Coun. Peter Magill and Coun. Karen Wall, the two newest members of town council, expressed some skepticism over whether the town needs to charge user groups much, if at all, because they provide a service and don’t make a lot of money doing it.
The town argues that some money has to be paid as is standard in order to cover administrative costs of weekly reporting to the Government of the Northwest Territories and to pay for insurance and liabilities.
“I wonder if we’re putting undue stress on the few remaining service clubs and groups by looking to collect money from something that is essentially there to provide enough capital … to do what the town can’t do, especially like running a golf course or a ski club,” Magill said.
“Those jobs and the town offering of the Chase the Ace are in a bylaw and the contribution agreement covers the time that staff would be tasked to do jobs, according to that bylaw. I would think that we would want to make that fee as little as possible so those are those groups are very successful.”

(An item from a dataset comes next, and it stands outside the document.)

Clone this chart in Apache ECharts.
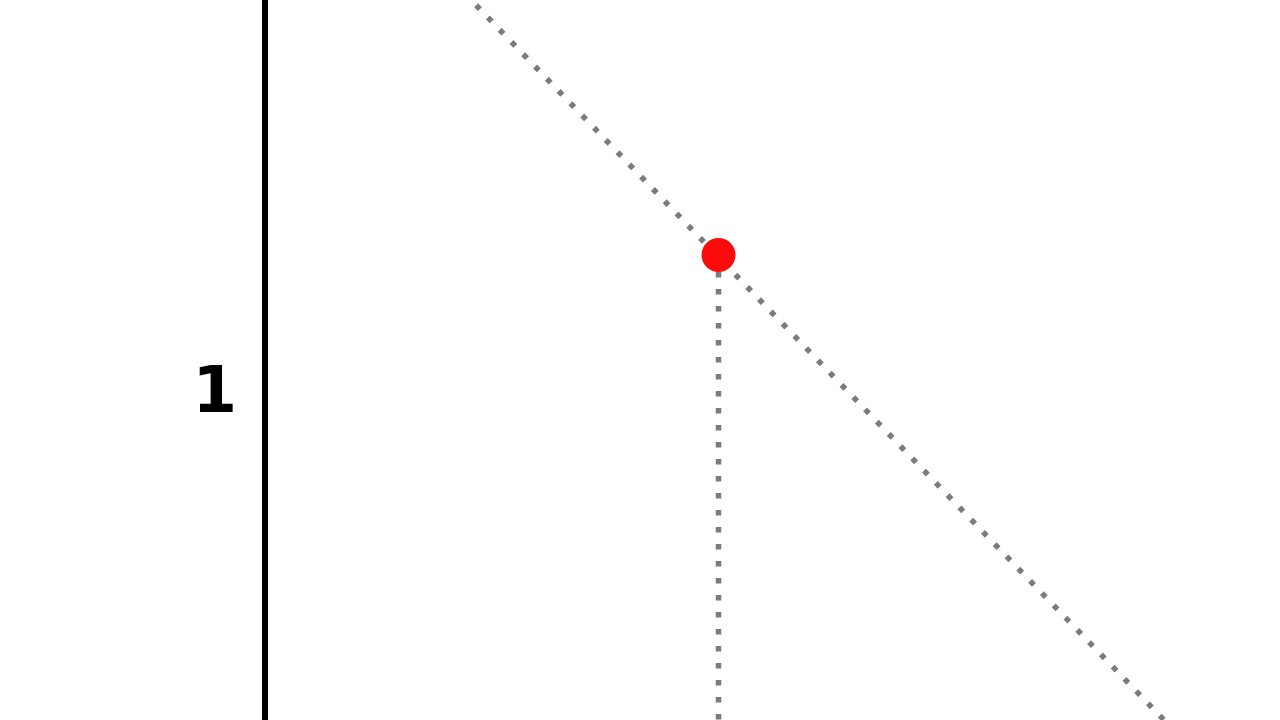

Wall, who was the president of the ski club up to November, said the club was making very little this year to raise the question of why the town needed fees.
“At the beginning we weren’t even making any money and it just didn’t seem to make sense,” she said. “We were paying out more than we were making as a user group, it just kind of felt like it was a lot of money.”
The Hay River Golf Club and the Hay River Ski Club completed their 25th week of a joint fundraising on Feb. 18 with the Chase the Ace lottery.
The golf club is aiming to replace its roof and upgrade its washroom and flooring while the ski club is seeking money to put toward a new groomer and other equipment.
The prize pot currently sits at $17,206.50.
Chuck Lirette of the ski club said that often fees to the municipality have cut into the amounts raised for worthy causes at the golf and ski club that are otherwise supported by volunteers.
“We’re pleased in the sense that it’s going to reduce the lottery fees that we’ve been paying,” he said. “So that means more money coming back to the ski club on the golf club to help with all of the different equipment and projects out there that we’re trying to do.”
Lirette explained that the amounts that he has been paying the town have varied. For example, when the jackpot and weekly prize is between $7,000 and $20,000, the lottery fee is $300 per night.
That amount increases, however, once the pot prize goes beyond that range.
“As the total of the jackpot and the weekly prize goes beyond the $20,000 mark then the lottery fees were scheduled to increase to $1,500 a night,” Lirette explained.
“That means we would be paying $6,000 a month in lottery fees to the town. That’s a huge amount of money and would take up the majority of the profits that we’re seeing.”